If it's everything that the most recent TAS review claims, this could set a new paradigm for the expenditure required to put the Berlin Phil or Basie Big Band in your living room.

If it could truly do that for $15K, it's sort of a bargain compared to the other methods to achieve that, such as the WIlson XLF and the top line Magico and YG speakers.
I certainly agree that physics dictates that to achieve the dynamic headroom and room-filling bass of live music, you need a large amount of cone area. But that is only part of the story. The magnetic flux, heat dissipation & excursion rate of the driver play an important part in how much air it can move, whilst the lightness and stiffness of the cone balanced with the right amount of damping are important for dynamics and transients. Indeed the excursion rate of the Magico S7's voice coil is measured at 15-mm linear movement and produces clean and undistorted sound pressure levels up to 120dB @ 50Hz/1-meter. And the S7 is running 3 x 10" bass drivers.

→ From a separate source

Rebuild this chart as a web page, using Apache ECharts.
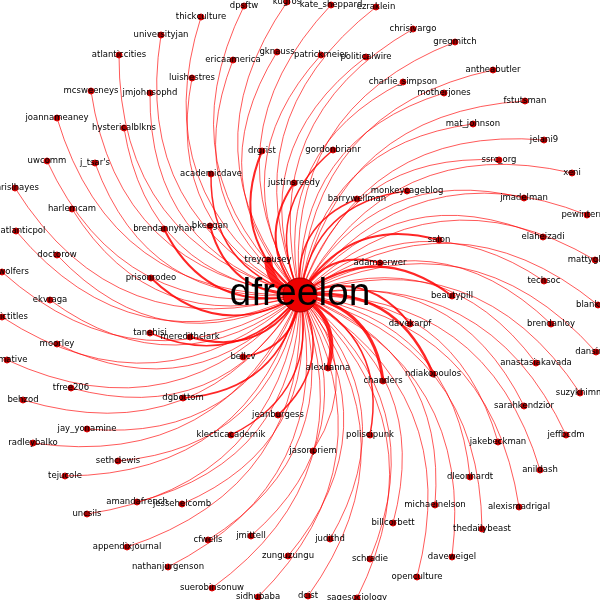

Both line source and point source speakers have their pluses and minuses. Building a line source with the quality of drivers used in the S7 for example would be tremendously expensive, and unnecessary imho. We're already talking about a 300lb speaker capable of frequency response from 20Hz - 50kHz. Bob Carver's speakers achieve similar frequency response and SPL's, though the question of which loudspeaker has more accurate and coherent sound staging and imaging & is more musical are the more important considerations.

Then there is that hard to define thing I call "havingness". The feeling a particular product gives you just by owning it. One thing is for sure, there is room enough in this hobby for all budgets and opinions which are as wide and varied as the number of loudspeakers out there.